Spectaculaire en effet. L’interprétation de ces chiffres, qui ne s’encombre pas d’une réflexion sur leur fiabilité même [2], est donc univoque : l’action gouvernementale convainc et va dans le bon sens. Une interprétation qui relève davantage d’un objectif éditorial pour le journal, tant ses extrapolations, s’appuyant une nouvelle fois sur les commentaires de Frédéric Dabi, ne laissent plus aucun doute sur le parti-pris :
L’exécutif, qui misait sur une usure de l’opinion face à la grève, semble donc avoir fait le bon pari stratégique. « Dans d’autres conflits, le pourrissement avait mis une pression insupportable sur le gouvernement. Mais là, à la différence du mouvement contre le CPE en 2006, l’opinion soutient très majoritairement l’exécutif », souligne Frédéric Dabi, directeur général adjoint de l’Ifop. « No chance » (« aucune chance »), avait répondu Emmanuel Macron à la chaîne américaine Fox News, qui l’interrogeait sur l’hypothèse d’un recul sur cette réforme. Les Français l’ont parfaitement intériorisé : ils sont 81 % à penser que le gouvernement ira jusqu’au bout, soit 9 % de plus qu’au démarrage de la grève.

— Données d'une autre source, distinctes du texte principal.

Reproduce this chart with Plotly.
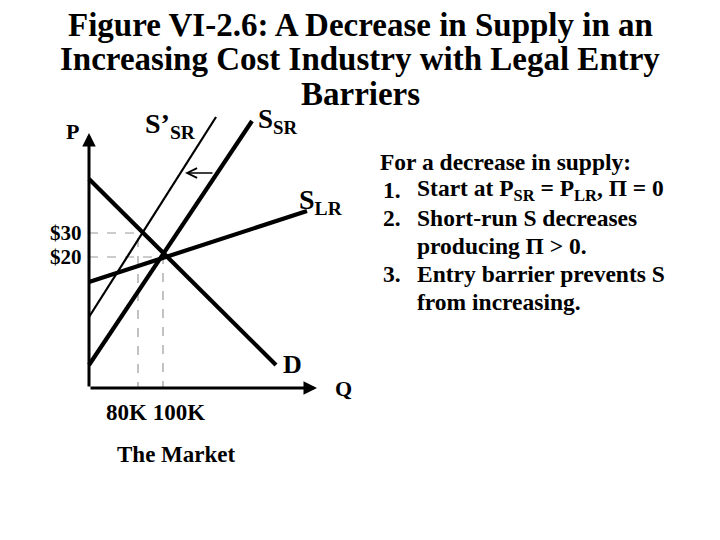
import plotly.graph_objects as go

# curve end points, chart units (origin = where the axes meet)
demand_q = [0, 187]
demand_p = [209, 23]
supply_sr_q = [0, 163]
supply_sr_p = [23, 267]
supply_sr_new_q = [0, 127]
supply_sr_new_p = [71, 271]
supply_lr_q = [0, 218]
supply_lr_p = [106, 177]

# equilibrium guides
q_marks = [49, 74]
p_marks = [155, 131]
p_labels = ["$30", "$20"]
q_label_text = "80K 100K"

shift_from = [125, 215]
shift_to = [96, 215]

title_lines = ["Figure VI-2.6: A Decrease in Supply in an",
               "Increasing Cost Industry with Legal Entry",
               "Barriers"]
notes_head = "For a decrease in supply:"
notes_nums = ["1.", "2.", "", "3.", ""]
notes_text = ["Start at P<sub>SR</sub> = P<sub>LR</sub>, \u03a0 = 0",
              "Short-run S decreases",
              "producing \u03a0 > 0.",
              "Entry barrier prevents S",
              "from increasing."]

FONT = "Liberation Serif"
fig = go.Figure()

# dashed guide lines
for q, p in zip(q_marks, p_marks):
    fig.add_trace(go.Scatter(x=[0, q, q], y=[p, p, 0], mode="lines",
                             line=dict(color="#9a9a9a", width=1.2, dash="dash"),
                             hoverinfo="skip"))

fig.add_trace(go.Scatter(x=supply_sr_new_q, y=supply_sr_new_p, mode="lines",
                         line=dict(color="black", width=2.2)))
for qs, ps in [(demand_q, demand_p), (supply_sr_q, supply_sr_p), (supply_lr_q, supply_lr_p)]:
    fig.add_trace(go.Scatter(x=qs, y=ps, mode="lines",
                             line=dict(color="black", width=4.2)))

# axes with arrows
fig.add_annotation(x=0, y=255, ax=0, ay=0, xref="x", yref="y", axref="x", ayref="y",
                   text="", showarrow=True, arrowhead=2, arrowsize=0.9, arrowwidth=3, arrowcolor="black")
fig.add_annotation(x=228, y=0, ax=0, ay=0, xref="x", yref="y", axref="x", ayref="y",
                   text="", showarrow=True, arrowhead=2, arrowsize=0.9, arrowwidth=3, arrowcolor="black")
# shift arrow
fig.add_annotation(x=shift_to[0], y=shift_to[1], ax=shift_from[0], ay=shift_from[1],
                   xref="x", yref="y", axref="x", ayref="y", text="", showarrow=True,
                   arrowhead=5, arrowsize=1.3, arrowwidth=1.5, arrowcolor="black")

def label(x, y, text, size=20, xanchor="center"):
    fig.add_annotation(x=x, y=y, xref="x", yref="y", text="<b>" + text + "</b>",
                       showarrow=False, xanchor=xanchor, yanchor="middle",
                       font=dict(family=FONT, size=size, color="black"))

for t, y in zip(title_lines, [363, 329, 294]):
    label(271, y, t, size=33)

label(-17, 257, "P", size=22)
label(254, 0, "Q", size=22)
label(203, 24, "D", size=26)
label(81, 263, "S\u2019<sub>SR</sub>", size=28)
label(189, 267, "S<sub>SR</sub>", size=27)
label(232, 187, "S<sub>LR</sub>", size=28)
for p, t in zip(p_marks, p_labels):
    label(-5, p, t, size=21, xanchor="right")
label(66, -24, q_label_text, size=23)
label(87, -66, "The Market", size=23)

label(289, 226, notes_head, size=23.5, xanchor="left")
for i, (n, t) in enumerate(zip(notes_nums, notes_text)):
    y = 198 - 28 * i
    if n:
        label(292, y, n, size=23.5, xanchor="left")
    label(326, y, t, size=23.5, xanchor="left")

# page body adds an 8px offset, so the ranges are shifted by 8 units
fig.update_layout(width=720, height=540, margin=dict(l=0, r=0, t=0, b=0),
                  plot_bgcolor="white", paper_bgcolor="white", showlegend=False,
                  xaxis=dict(range=[-81, 639], visible=False, fixedrange=True),
                  yaxis=dict(range=[-160, 380], visible=False, fixedrange=True))
fig.write_html("out.html")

Le matraquage anti-grève auquel on assiste depuis le début du mouvement, en particulier dans le JDD, n’a évidemment aucun poids dans cette intériorisation alléguée. Et le journal de conclure avec un message de son cru adressé aux grévistes :
Malgré un durcissement des modes d’action des cheminots, qui ont multiplié les opérations coup de poing ces derniers jours, « le mouvement social n’a jamais ébranlé la conviction des Français », estime Dabi. Il devrait d’autant moins y parvenir que la dernière séquence de la grève perlée, jeudi et vendredi, a montré une nette baisse de la mobilisation et que les syndicats viennent de perdre la bataille juridique sur le paiement des jours de congé.